#### Available data ####

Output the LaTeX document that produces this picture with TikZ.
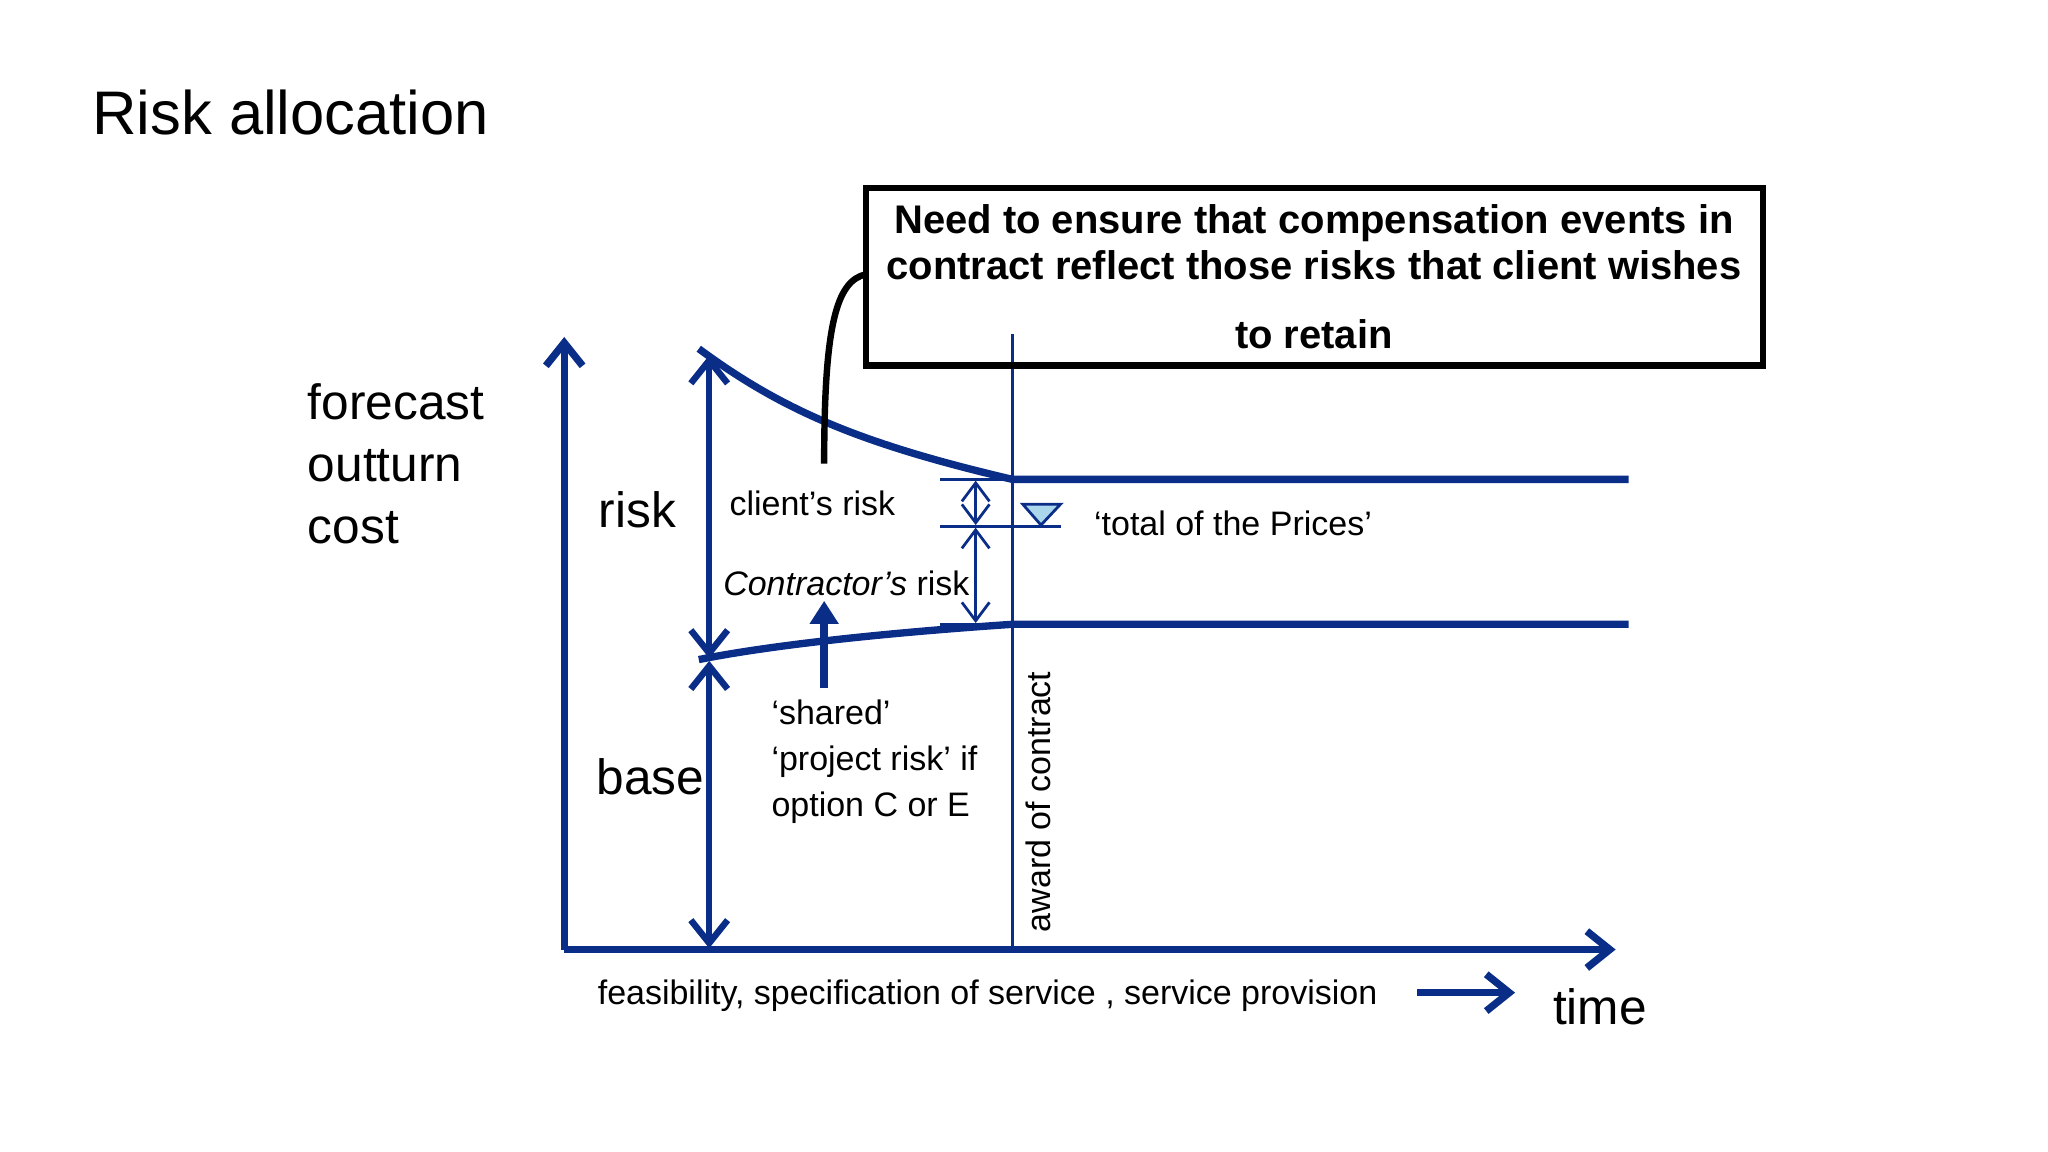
\documentclass[tikz,border=0pt]{standalone}
\usepackage{fontspec}
\setmainfont{Liberation Sans}
\usetikzlibrary{arrows.meta}
\definecolor{db}{RGB}{10,45,135}
\definecolor{lb}{RGB}{170,215,235}
\begin{document}
\begin{tikzpicture}[x=0.01cm,y=-0.01cm,
  ax/.style={db,line width=1.6pt,-{Straight Barb[length=5pt,width=8pt]}},
  dbl/.style={db,line width=1.4pt,{Straight Barb[length=5pt,width=8pt]}-{Straight Barb[length=5pt,width=8pt]}},
  thinl/.style={db,line width=0.6pt},
  sdbl/.style={db,line width=0.6pt,{Straight Barb[length=4pt,width=6pt]}-{Straight Barb[length=4pt,width=6pt]}},
  curve/.style={db,line width=1.6pt},
  lab/.style={inner sep=0pt,font=\fontsize{7.4pt}{9pt}\selectfont},
  big/.style={inner sep=0pt,font=\fontsize{10.8pt}{13.5pt}\selectfont}]
\useasboundingbox (0,0) rectangle (1568,882);
\node[anchor=west,inner sep=0pt,font=\fontsize{13.4pt}{16pt}\selectfont] (title) at (70,86) {Risk allocation};
\coordinate (o) at (432,727);
\coordinate (ytop) at (432,258);
\coordinate (xend) at (1237,727);
\draw[ax] (o) -- (ytop);
\draw[ax] (o) -- (xend);
% curves
\coordinate (u0) at (535,267); \coordinate (u1) at (775,367); \coordinate (u2) at (1247,367);
\coordinate (l0) at (535,505); \coordinate (l1) at (775,478); \coordinate (l2) at (1247,478);
\draw[curve] (u0) .. controls (600,315) and (660,340) .. (u1) -- (u2);
\draw[curve] (l0) .. controls (600,492) and (700,483) .. (l1) -- (l2);
% main double arrows
\coordinate (r1) at (543,272); \coordinate (r2) at (543,504);
\coordinate (b1) at (543,506); \coordinate (b2) at (543,726);
\draw[dbl] (r1) -- (r2);
\draw[dbl] (b1) -- (b2);
% award line
\coordinate (a1) at (775,256); \coordinate (a2) at (775,727);
\draw[thinl] (a1) -- (a2);
% ticks
\coordinate (t1a) at (720,367); \coordinate (t1b) at (775,367);
\coordinate (t2a) at (720,403); \coordinate (t2b) at (812,403);
\coordinate (t3a) at (720,478); \coordinate (t3b) at (775,478);
\draw[thinl] (t1a) -- (t1b); \draw[thinl] (t2a) -- (t2b); \draw[thinl] (t3a) -- (t3b);
\coordinate (d1) at (747,368); \coordinate (d2) at (747,402);
\coordinate (d3) at (747,404); \coordinate (d4) at (747,477);
\draw[sdbl] (d1) -- (d2); \draw[sdbl] (d3) -- (d4);
\draw[thinl,fill=lb] (783,386) -- (812,386) -- (797,402) -- cycle;
% texts
\node[big,anchor=west,align=left] (foc) at (235,355) {forecast\\[0pt]outturn\\[0pt]cost};
\node[big] (risk) at (488,390) {risk};
\node[big] (base) at (498,595) {base};
\node[lab] (cr) at (622,385) {client’s risk};
\node[lab] (kr) at (648,447) {\itshape Contractor’s\upshape{} risk};
\node[lab,anchor=west] (tp) at (837,401) {‘total of the Prices’};
\node[lab,anchor=west,align=left] (sh) at (590,583) {‘shared’\\[1pt]‘project risk’ if\\[1pt]option C or E};
\node[lab,rotate=90] (aw) at (795,614) {award of contract};
\node[lab,anchor=west] (feas) at (457,762) {feasibility, specification of service , service provision};
\node[big] (time) at (1225,771) {time};
\coordinate (ta1) at (1085,760); \coordinate (ta2) at (1160,760);
\draw[ax] (ta1) -- (ta2);
\coordinate (sa1) at (631,527); \coordinate (sa2) at (631,460);
\draw[db,line width=1.6pt,-{Triangle[length=5pt,width=6pt]}] (sa1) -- (sa2);
% callout
\coordinate (bx1) at (663,144); \coordinate (bx2) at (1350,280);
\draw[line width=1.4pt] (bx1) rectangle (bx2);
\node[inner sep=0pt,align=center,font=\bfseries\fontsize{8.7pt}{12pt}\selectfont] (box) at (1006,212)
{Need to ensure that compensation events in\\[-2pt]contract reflect those risks that client wishes\\[3pt]to retain};
\coordinate (cs) at (631,355); \coordinate (ce) at (663,210);
\draw[line width=1.4pt] (cs) .. controls (631,250) and (640,215) .. (ce);
\end{tikzpicture}
\end{document}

####

Task description:
Extract every line containing the string "that" from the material.

Full answer:
Output the LaTeX document that produces this picture with TikZ.
{Need to ensure that compensation events in\\[-2pt]contract reflect those risks that client wishes\\[3pt]to retain};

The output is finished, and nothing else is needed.